If Grab decides to acquire more than 50% of GoJek’s assets, similar to the Uber transaction, Grab meets the second criterion as mentioned above. As a result, under the LOC 2018, the Grab-GoJek merger would constitute an economic concentration.

The Grab-GoJek concentration might be prohibited if it causes (or potentially causes) substantial anti-competitive effects on the Vietnamese market. In order to assess such effects, the LOC 2018 stipulates the process by the National Competition Commission (“NCC”) of assessing the operations of an economic concentration through two stages, including (a) preliminary assessment, and (b) official assessment.

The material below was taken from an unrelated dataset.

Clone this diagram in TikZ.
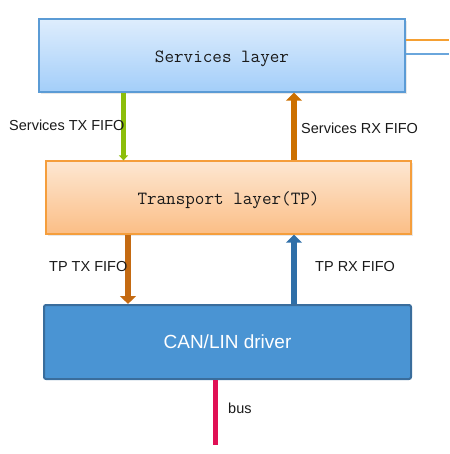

Since Grab captures approximately 73% of the market share in the Vietnamese ride-hailing market, and GoJek holds 10%, Grab and GoJek would have to notify the NCC about their merger. Within 30 days from receipt of a complete and valid notification dossier, the NCC shall notify the preliminary assessment result to enterprises involved in an economic concentration that such transaction is approved or subject to further official assessment. It is noteworthy that, if the NCC is silent after the 30-day preliminary assessment, the participants would be entitled to proceed with their proposed transaction. During the official assessment of economic concentration, the NCC will carry out the evaluation of all factors defined by law in relation to remedies for anti-competitive effects. This process can take up to 90-150 days. Upon completion, the NCC will issue a decision. The decision will approve the merger, prohibit it, or rule that it can be carried out but is subject to certain conditions.

4.Conclusion

In conclusion, while both Grab and GoJek have so far refused to comment on their potential merger, it is evident that it will only be a matter of time before a merger or acquisition takes place. Both being well-known as the two largest competitors in the ride-hailing industry, with close to full market share when combined, it would not be easy for the transaction to slip by undetected or unpenalised without drawing attention from the relevant authorities.